06 Mar 2007 - Leslye Boban has been working with Project SOAR, an IRC program that provides organizational technical assistance to organizations created by and for refugees, as an expert advisor in strategic planning and effective leadership since 2005. Her contributions to Project SOAR as a member of the Field Advisory Network play an integral role in the project’s success in working with ethnic-community based organizations. Below, Leslye discusses her long and varied career with the International Rescue Committee.
While Leslye Boban enjoyed working for the IRC in Miami, she wanted to get back to her Rocky Mountain roots. So when the opportunity came to head the new resettlement office in Boise, Idaho, she jumped at the chance. Boban opened the office in January 2006. She was the lone staff member, had no computer and used a box for a chair.

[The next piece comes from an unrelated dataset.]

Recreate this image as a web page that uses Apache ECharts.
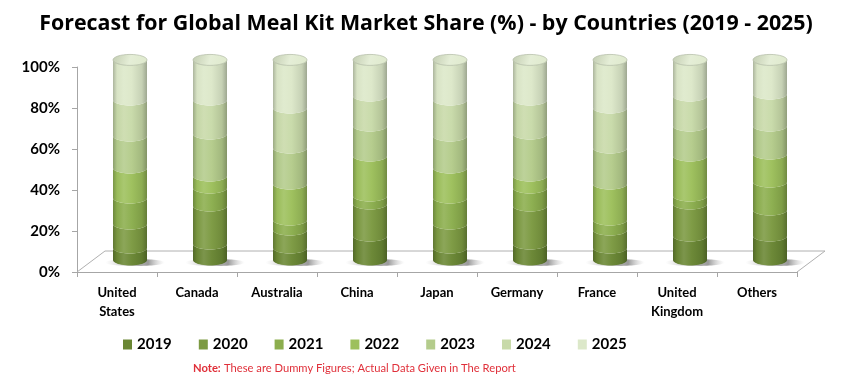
<!DOCTYPE html>
<html>
<head>
<meta charset="utf-8">
<script src="https://cdn.jsdelivr.net/npm/echarts@6/dist/echarts.min.js"></script>
<style>
html,body{margin:0;padding:0;background:#fff;}
#main{width:852px;height:384px;}
</style>
</head>
<body>
<div id="main"></div>
<script>
// ---- data ----
var categories = ['United\nStates', 'Canada', 'Australia', 'China', 'Japan', 'Germany', 'France', 'United\nKingdom', 'Others'];
var years = ['2019', '2020', '2021', '2022', '2023', '2024', '2025'];
var s2019 = [6, 8, 6, 12, 6, 8, 6, 12, 12];
var s2020 = [12, 19, 9, 16, 12, 19, 9, 16, 13];
var s2021 = [13, 9, 5, 4, 13, 9, 5, 4, 14];
var s2022 = [15, 6, 18, 20, 15, 6, 18, 20, 14];
var s2023 = [16, 21, 18, 15, 16, 21, 18, 15, 14];
var s2024 = [18, 17, 20, 15, 18, 17, 20, 15, 16];
var s2025 = [20, 20, 24, 18, 20, 20, 24, 18, 17];
var seriesValues = [s2019, s2020, s2021, s2022, s2023, s2024, s2025];
var yTicks = [0, 20, 40, 60, 80, 100];
var colors = ['#6a8734', '#7c9a42', '#8cae4e', '#9dc05c', '#b4cc8c', '#c8daa9', '#dce8c9'];

// ---- helpers ----
function hexToRgb(h) {
  h = h.replace('#', '');
  return [parseInt(h.substr(0, 2), 16), parseInt(h.substr(2, 2), 16), parseInt(h.substr(4, 2), 16)];
}
function adj(hex, f) {
  var c = hexToRgb(hex);
  var r = c.map(function (v) {
    var n = f >= 0 ? v + (255 - v) * f : v * (1 + f);
    return Math.max(0, Math.min(255, Math.round(n)));
  });
  return 'rgb(' + r.join(',') + ')';
}
function cylGrad(c) {
  return new echarts.graphic.LinearGradient(0, 0, 1, 0, [
    { offset: 0, color: adj(c, -0.22) },
    { offset: 0.12, color: adj(c, -0.02) },
    { offset: 0.32, color: adj(c, 0.12) },
    { offset: 0.55, color: adj(c, 0.02) },
    { offset: 0.85, color: adj(c, -0.1) },
    { offset: 1, color: adj(c, -0.28) }
  ]);
}

// cumulative stacks
var cum = [];
var running = categories.map(function () { return 0; });
seriesValues.forEach(function (arr, si) {
  var rows = [];
  arr.forEach(function (v, i) {
    rows.push([i, running[i], running[i] + v]);
    running[i] += v;
  });
  cum.push(rows);
});

function proj(api, yPix, base0) {
  // slight 3D depth offset/compression
  return base0 - 12 + (yPix - base0) * 0.976;
}

function makeRender(si) {
  return function (params, api) {
    var i = api.value(0);
    var lo = api.value(1), hi = api.value(2);
    var p0 = api.coord([i, 0]);
    var pLo = api.coord([i, lo]);
    var pHi = api.coord([i, hi]);
    var bw = api.size([1, 0])[0];
    var cx = p0[0] + bw * 0.1625;
    var rx = bw * 0.2125;
    var ry = 5.5;
    var yB = proj(api, pLo[1], p0[1]);
    var yT = proj(api, pHi[1], p0[1]);
    var pts = [];
    var N = 24, k, t;
    pts.push([cx - rx, yT]);
    for (k = 0; k <= N; k++) {
      t = Math.PI - Math.PI * k / N;
      pts.push([cx + rx * Math.cos(t), yB + ry * Math.sin(t)]);
    }
    for (k = 0; k <= N; k++) {
      t = Math.PI * k / N;
      pts.push([cx + rx * Math.cos(t), yT + ry * Math.sin(t)]);
    }
    var children = [];
    if (si === 0) {
      children.push({
        type: 'ellipse',
        shape: { cx: cx + 5, cy: yB + 2.5, rx: rx * 1.75, ry: 3.5 },
        style: {
          fill: new echarts.graphic.LinearGradient(0, 0, 1, 0, [
            { offset: 0, color: 'rgba(170,170,170,0)' },
            { offset: 0.25, color: 'rgba(150,150,150,0.35)' },
            { offset: 0.72, color: 'rgba(70,70,70,0.55)' },
            { offset: 1, color: 'rgba(170,170,170,0)' }
          ])
        },
        z2: 0
      });
    }
    children.push({
      type: 'polygon',
      shape: { points: pts },
      style: { fill: cylGrad(colors[si]), stroke: null },
      z2: 1
    });
    if (si === seriesValues.length - 1) {
      children.push({
        type: 'ellipse',
        shape: { cx: cx, cy: yT, rx: rx, ry: ry },
        style: {
          fill: new echarts.graphic.LinearGradient(0, 0, 1, 1, [
            { offset: 0, color: adj(colors[si], -0.12) },
            { offset: 0.5, color: adj(colors[si], 0.25) },
            { offset: 1, color: adj(colors[si], 0.05) }
          ]),
          stroke: adj(colors[si], -0.25),
          lineWidth: 0.6
        },
        z2: 2
      });
    }
    return { type: 'group', children: children };
  };
}

function renderFloor(params, api) {
  var p0 = api.coord([0, 0]);
  var pN = api.coord([categories.length - 1, 0]);
  var bw = api.size([1, 0])[0];
  var L = p0[0] - bw / 2, R = pN[0] + bw / 2, y = p0[1];
  var dx = bw * 0.35, dy = -21;
  return {
    type: 'polyline',
    shape: { points: [[L, y], [L + dx, y + dy], [R + dx, y + dy], [R, y]] },
    style: { stroke: '#b0b0b0', lineWidth: 1, fill: null },
    silent: true
  };
}

var series = [{
  type: 'custom',
  name: 'floor',
  renderItem: renderFloor,
  data: [[0]],
  silent: true,
  z: 1
}];
years.forEach(function (y, si) {
  series.push({
    type: 'custom',
    name: y,
    renderItem: makeRender(si),
    data: cum[si],
    encode: { x: 0, y: 2 },
    itemStyle: { color: colors[si] },
    z: 2
  });
});

var chart = echarts.init(document.getElementById('main'), null, { renderer: 'canvas' });
chart.setOption({
  animation: false,
  backgroundColor: '#ffffff',
  textStyle: { fontFamily: 'Lato' },
  title: {
    text: 'Forecast for Global Meal Kit Market Share (%) - by Countries (2019 - 2025)',
    left: 'center',
    top: 8,
    textStyle: { fontFamily: 'Open Sans', fontWeight: 'bold', fontSize: 21.4, color: '#000' }
  },
  grid: { left: 77, right: 55, top: 67, bottom: 112 },
  xAxis: {
    type: 'category',
    data: categories,
    axisLine: { lineStyle: { color: '#a6a6a6' } },
    axisTick: { show: true, length: 5, lineStyle: { color: '#a6a6a6' } },
    axisLabel: { margin: 11, interval: 0, color: '#000', fontWeight: 'bold', fontSize: 13, lineHeight: 19, fontFamily: 'Lato' }
  },
  yAxis: {
    type: 'value',
    min: yTicks[0],
    max: yTicks[yTicks.length - 1],
    interval: yTicks[1] - yTicks[0],
    axisLine: { show: true, lineStyle: { color: '#a6a6a6' } },
    axisTick: { show: true, length: 5, lineStyle: { color: '#a6a6a6' } },
    splitLine: { show: false },
    axisLabel: { formatter: '{value}%', margin: 17, color: '#000', fontWeight: 'bold', fontSize: 15, fontFamily: 'Lato' }
  },
  legend: {
    data: years,
    left: 123,
    top: 337,
    padding: 0,
    icon: 'rect',
    itemWidth: 9,
    itemHeight: 10,
    itemGap: 27,
    textStyle: { fontFamily: 'Lato', fontWeight: 'bold', fontSize: 15, color: '#000' }
  },
  graphic: [{
    type: 'text',
    left: 193,
    top: 362,
    style: {
      text: '{b|Note:} {r|These are Dummy Figures; Actual Data Given in The Report}',
      rich: {
        b: { fontFamily: 'Lato', fontWeight: 'bold', fontSize: 11.2, fill: '#e0303a' },
        r: { fontFamily: 'Lato', fontSize: 11.2, fill: '#e0303a' }
      }
    }
  }],
  series: series
});
</script>
</body>
</html>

In February, she hired Rabiou Manzo, case manager and Bryson Nalder, employment services specialist, and they soon received their first clients. The first refugee family was showered with attention, Boban recalls, because there were no other clients. Activity in Boise has picked up and three other staff members, Jim Briggs, account technician, Keziah Sullivan, community outreach specialist, and Aliza Wenk, caseworker assistant, have been hired. Over the next eight months Boban and her team handled a case load of 107 new refugee arrivals and 15 secondary cases from other states.

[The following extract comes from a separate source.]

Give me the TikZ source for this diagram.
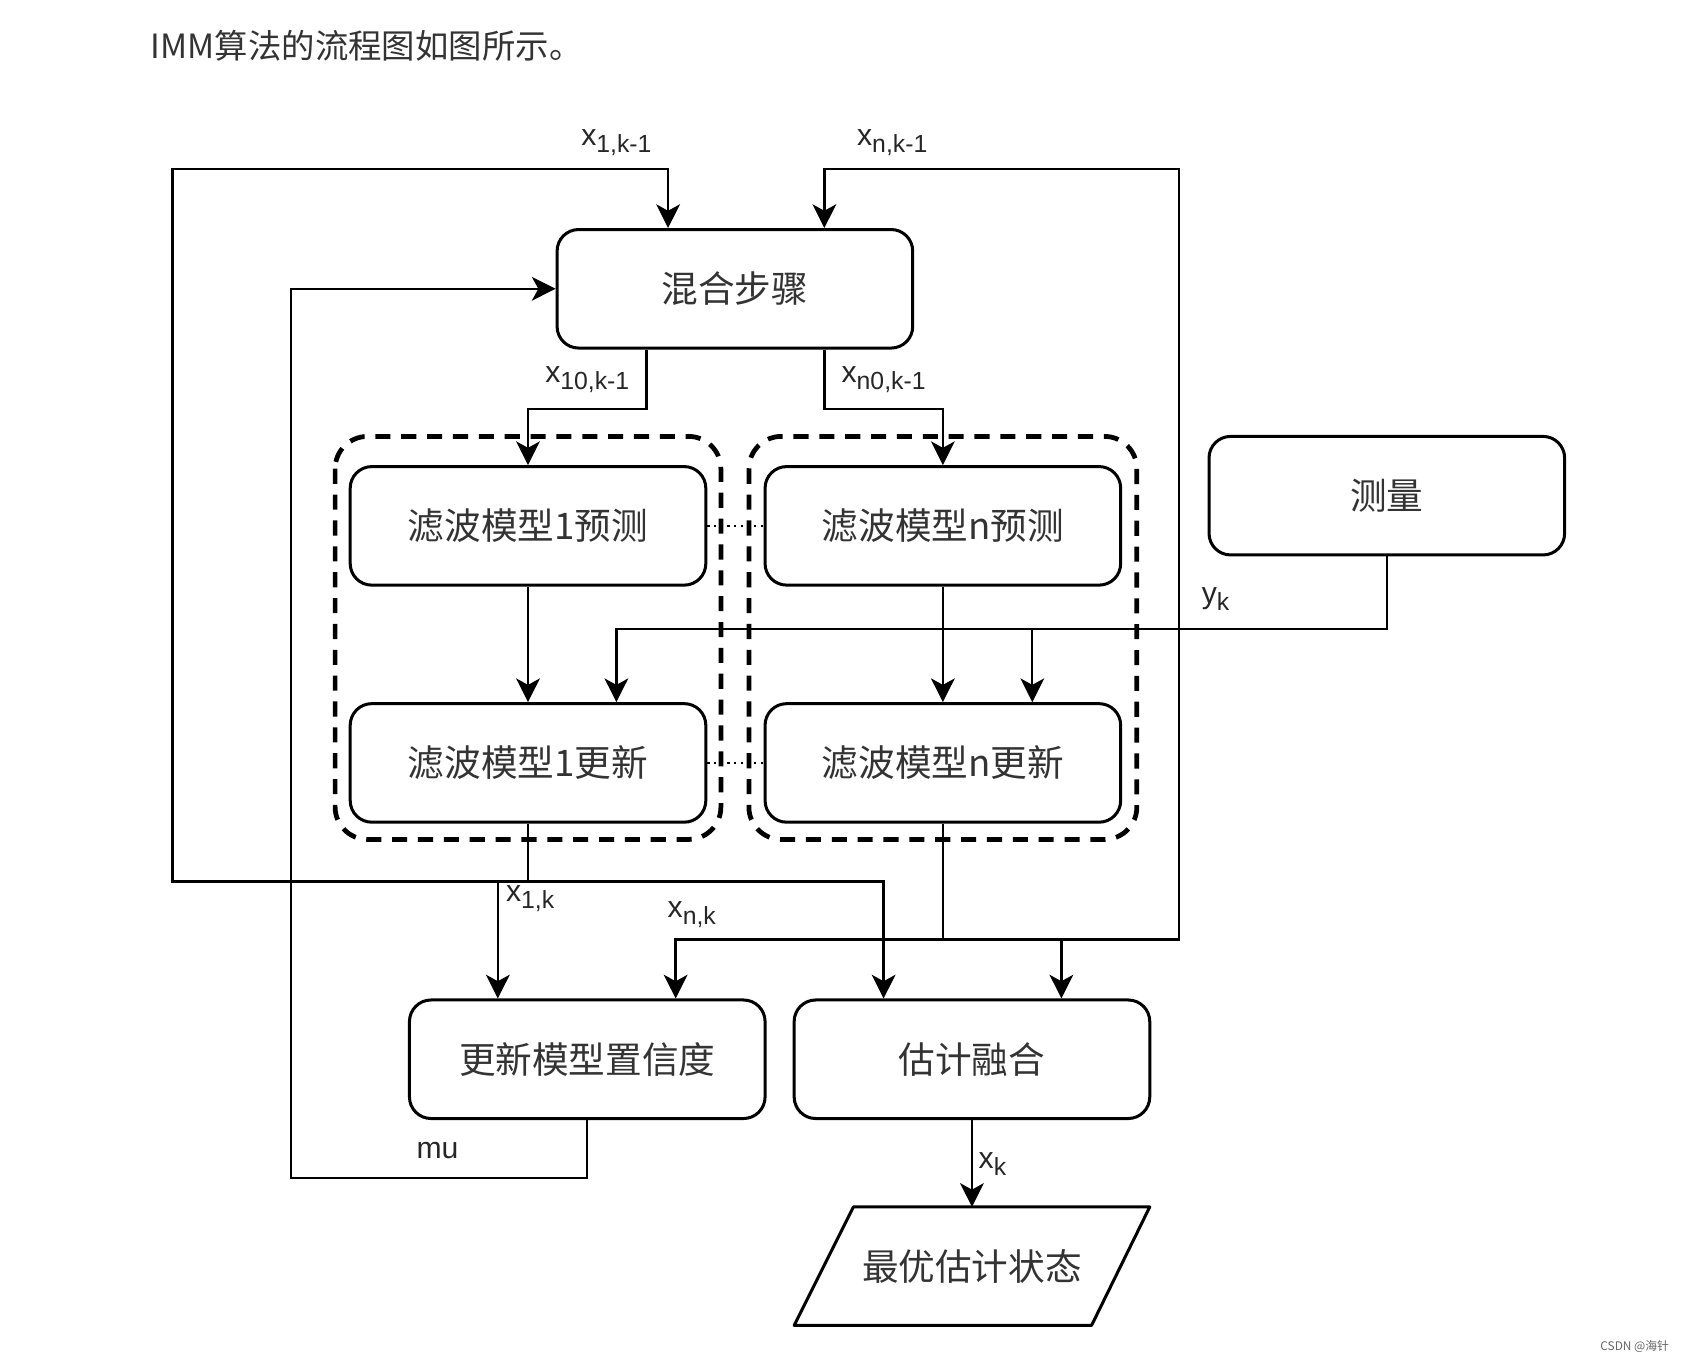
\documentclass[tikz,border=0pt]{standalone}
\usepackage{fontspec}
\setmainfont{Liberation Sans}
\newfontfamily\cjk{Noto Sans CJK SC}
\usetikzlibrary{arrows.meta}
\newcommand{\lab}[2]{x\raisebox{-0.45ex}{\fontsize{11.5pt}{12pt}\selectfont #2}}
\begin{document}
\begin{tikzpicture}[x=0.5pt,y=-0.5pt,
  box/.style={draw,line width=1.4pt,rounded corners=10pt,minimum width=165pt,minimum height=55pt,font=\cjk\fontsize{17pt}{19pt}\selectfont,text=black!80},
  con/.style={line width=1.1pt},
  arr/.style={con,-{Stealth[length=11pt,width=11pt,inset=3pt]}},
  grp/.style={line width=2.2pt,dash pattern=on 7pt off 5pt,rounded corners=15pt},
  lb/.style={font=\fontsize{14pt}{16pt}\selectfont,text=black!85,inner sep=0pt}]
\useasboundingbox (0,0) rectangle (1560,1258);
\node[anchor=west,font=\cjk\fontsize{15.5pt}{17pt}\selectfont,text=black!80] (title) at (133,42) {IMM算法的流程图如图所示。};
\draw[grp] (311,405) rectangle (669,779);
\draw[grp] (695,405) rectangle (1055,779);
\node[box] (mix) at (682,268) {混合步骤};
\node[box] (p1) at (490,488) {滤波模型1预测};
\node[box] (u1) at (490,708) {滤波模型1更新};
\node[box] (pn) at (875,488) {滤波模型n预测};
\node[box] (un) at (875,708) {滤波模型n更新};
\node[box] (meas) at (1287,460) {测量};
\node[box] (conf) at (545,983) {更新模型置信度};
\node[box] (fuse) at (902,983) {估计融合};
\draw[line width=1.4pt,line join=round] (737,1230) -- (792,1120) -- (1067,1120) -- (1013,1230) -- cycle;
\node[font=\cjk\fontsize{17pt}{19pt}\selectfont,text=black!80] (opt) at (902,1175) {最优估计状态};
\coordinate (optn) at (902,1120);
\draw[con,dotted] (p1.east) -- (pn.west);
\draw[con,dotted] (u1.east) -- (un.west);
\draw[arr] ([xshift=-41pt]mix.south) -- ++(0,55) -| (p1.north);
\draw[arr] ([xshift=41.5pt]mix.south) -- ++(0,55) -| (pn.north);
\draw[arr] (p1) -- (u1);
\draw[arr] (pn) -- (un);
\coordinate (yj) at (958,584);
\draw[arr] (meas.south) -- (meas.south |- yj) -| ([xshift=41pt]u1.north);
\draw[arr] (yj) -- ([xshift=41.5pt]un.north);
\coordinate (j1) at (490,818);
\coordinate (j1b) at (462,818);
\draw[arr] (u1.south) -- (j1) -- (160,818) -- (160,157) -| ([xshift=-31pt]mix.north);
\draw[arr] (j1) -| ([xshift=-41pt]fuse.north);
\draw[arr] (j1b) -- ([xshift=-41.5pt]conf.north);
\coordinate (jn) at (875,872);
\draw[arr] (un.south) -- (jn) -- (1094,872) -- (1094,157) -| ([xshift=41.5pt]mix.north);
\draw[arr] (jn) -| ([xshift=41pt]conf.north);
\draw[arr] (jn) -| ([xshift=41.5pt]fuse.north);
\draw[arr] (conf.south) -- ++(0,54) -| (270,268) -- (mix.west);
\draw[arr] (fuse.south) -- (optn);
\node[lb] (l1) at (572,132) {\lab x{1,k-1}};
\node[lb] (l2) at (828,132) {\lab x{n,k-1}};
\node[lb] (l3) at (545,352) {\lab x{10,k-1}};
\node[lb] (l4) at (820,352) {\lab x{n0,k-1}};
\node[lb] (l5) at (1128,556) {y\raisebox{-0.45ex}{\fontsize{11.5pt}{12pt}\selectfont k}};
\node[lb] (l6) at (492,834) {\lab x{1,k}};
\node[lb] (l7) at (642,849) {\lab x{n,k}};
\node[lb] (l8) at (406,1068) {mu};
\node[lb] (l9) at (921,1080) {\lab x{k}};
\node[font=\cjk\fontsize{5.5pt}{6pt}\selectfont,text=black!60,anchor=east] (wm) at (1556,1250) {CSDN @海针};
\end{tikzpicture}
\end{document}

Before opening the Boise office, Boban was the IRC resettlement director in Miami for four-and-a-half years. The biggest difference between the two offices, she said, is that Miami is an “anchored case” site, where only refugees with already established families in the area are resettled. Boise is a “free case” site, where refugees generally have no connection to the community. Resettlement involves helping refugees find everything from furniture to apartments to jobs.
“It’s much more personal and involved. We’re their everything,” Boban said. “They depend on the IRC to inform them about what they need to do and to know.”

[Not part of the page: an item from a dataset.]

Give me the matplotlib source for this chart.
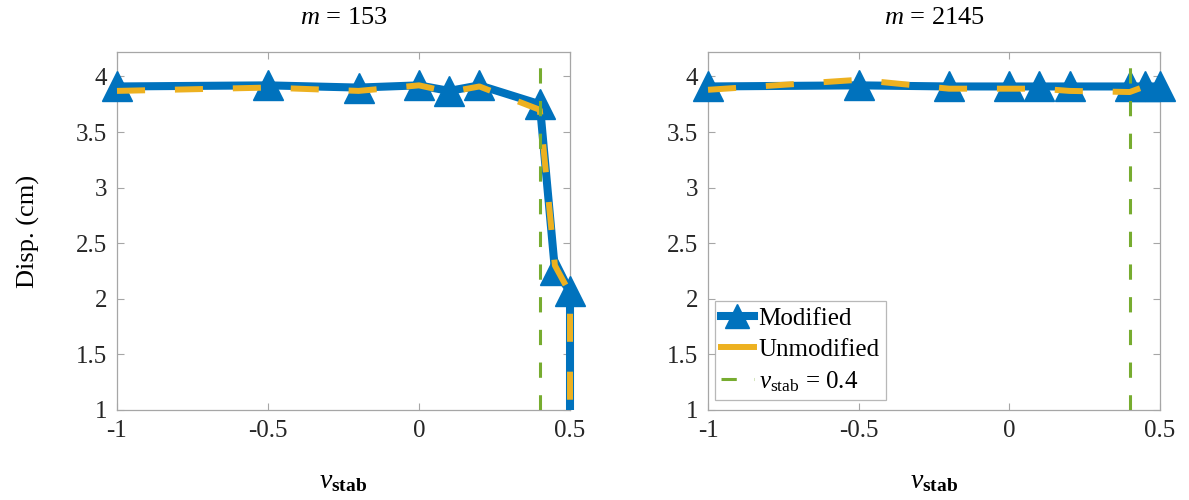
import matplotlib
matplotlib.use("Agg")
import matplotlib.pyplot as plt
from matplotlib.lines import Line2D
from matplotlib.patches import Rectangle

plt.rcParams['font.family'] = ['Liberation Serif', 'DejaVu Serif']
plt.rcParams['mathtext.fontset'] = 'custom'
plt.rcParams['mathtext.rm'] = 'Liberation Serif'
plt.rcParams['mathtext.it'] = 'Liberation Serif:italic'
plt.rcParams['mathtext.bf'] = 'Liberation Serif:bold'

# Stabilization parameter sweep
nu_stab = [-1.0, -0.5, -0.2, 0.0, 0.1, 0.2, 0.4, 0.45, 0.5, 0.5]
nu_ref = 0.4

# m = 153 (last entry: collapse below the plotted range)
disp_mod_153 = [3.91, 3.92, 3.90, 3.92, 3.87, 3.92, 3.75, 2.26, 2.07, 0.5]
disp_unmod_153 = [3.87, 3.90, 3.87, 3.92, 3.86, 3.91, 3.70, 2.30, 2.05, 0.5]

# m = 2145
nu_stab_2145 = [-1.0, -0.5, -0.2, 0.0, 0.1, 0.2, 0.4, 0.45, 0.5]
disp_mod_2145 = [3.91, 3.92, 3.91, 3.91, 3.91, 3.91, 3.91, 3.91, 3.91]
disp_unmod_2145 = [3.88, 3.97, 3.89, 3.89, 3.89, 3.87, 3.86, 3.91, 3.87]

titles = [r'$m$ = 153', r'$m$ = 2145']
x_ticks = [-1, -0.5, 0, 0.5]
x_tick_labels = ['-1', '-0.5', '0', '0.5']
y_ticks = [1, 1.5, 2, 2.5, 3, 3.5, 4]
y_tick_labels = ['1', '1.5', '2', '2.5', '3', '3.5', '4']

BLUE = '#0072BD'
ORANGE = '#EDB120'
GREEN = '#77AC30'
AXIS_GRAY = '#a6a6a6'
TEXT = '#262626'

MOD_LW = 5.8
UNMOD_LW = 4.3
REF_LW = 2.2
MARKER_SIZE = 21
UNMOD_DASH = (0, (4.7, 5.0))
REF_DASH = (0, (5, 5.7))

fig = plt.figure(figsize=(11.89, 5.0), dpi=100)
ax1 = fig.add_axes([0.0984, 0.18, 0.381, 0.716])
ax2 = fig.add_axes([0.5955, 0.18, 0.380, 0.716])

datasets = [
    (ax1, nu_stab, disp_mod_153, disp_unmod_153, titles[0]),
    (ax2, nu_stab_2145, disp_mod_2145, disp_unmod_2145, titles[1]),
]

ylo, yhi = 1, 4.22

for ax, xs, ymod, yunmod, title in datasets:
    # lines are clipped vertically only, so edge segments keep full width
    clip = Rectangle((-0.05, 0), 1.1, 1, transform=ax.transAxes,
                     fill=False, visible=False)
    ax.add_patch(clip)
    mod_line, = ax.plot(xs, ymod, color=BLUE, lw=MOD_LW, zorder=3)
    mod_line.set_clip_path(clip)
    shown = [i for i, v in enumerate(ymod) if ylo <= v <= yhi]
    ax.plot([xs[i] for i in shown], [ymod[i] for i in shown], ls='none',
            marker='^', markersize=MARKER_SIZE, color=BLUE, clip_on=False,
            zorder=3)
    unmod_line, = ax.plot(xs, yunmod, color=ORANGE, lw=UNMOD_LW,
                          ls=UNMOD_DASH, zorder=4)
    unmod_line.set_clip_path(clip)
    ax.axvline(nu_ref, color=GREEN, lw=REF_LW, ls=REF_DASH, zorder=5)
    ax.set_xlim(-1, 0.5)
    ax.set_ylim(ylo, yhi)
    ax.set_xticks(x_ticks)
    ax.set_xticklabels(x_tick_labels)
    ax.set_yticks(y_ticks)
    ax.set_yticklabels(y_tick_labels)
    ax.tick_params(direction='in', length=5, width=0.8, colors=AXIS_GRAY,
                   labelcolor=TEXT, labelsize=18, top=True, right=True,
                   pad=7)
    for sp in ax.spines.values():
        sp.set_color(AXIS_GRAY)
        sp.set_linewidth(0.9)
    ax.set_title(title, fontsize=19, color='black', pad=20)
    ax.set_xlabel(r'$\nu_{\mathbf{stab}}$', fontsize=20, labelpad=20,
                  color='black')

ax1.set_ylabel('Disp. (cm)', fontsize=19, labelpad=26, color='black')

handles = [
    Line2D([], [], color=BLUE, lw=MOD_LW, marker='^', markersize=17),
    Line2D([], [], color=ORANGE, lw=UNMOD_LW),
    Line2D([], [], color=GREEN, lw=REF_LW, ls=REF_DASH),
]
labels = ['Modified', 'Unmodified', r'$\nu_{\rm stab}$ = 0.4']
leg = ax2.legend(handles, labels, loc='lower left',
                 bbox_to_anchor=(0.015, 0.028), borderaxespad=0, fontsize=18,
                 frameon=True, fancybox=False, handlelength=1.3,
                 handletextpad=0.2, borderpad=0.25, labelspacing=0.34)
leg.get_frame().set_edgecolor(AXIS_GRAY)
leg.get_frame().set_linewidth(0.9)

fig.savefig('out.png', dpi=100, facecolor='white')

Boban often sees her clients in stores or working around town, and enjoys checking in on them casually. Boban knows every refugee the IRC has resettled in Boise on a first name basis. Because the IRC office is small, she said she feels she is making a difference in people’s lives and witnessing their successes first hand.
Boban’s dedication to improving the lives of refugees continues on a national level through her work with Project SOAR’s Field Advisory Network (FAN). Through her involvement with the IRC’s FAN, Boban has had the opportunity to share her expertise in the areas of strategic planning and effective leadership with a number of refugee-run community organizations across the country. She finds her work with refugees to be both rewarding and challenging.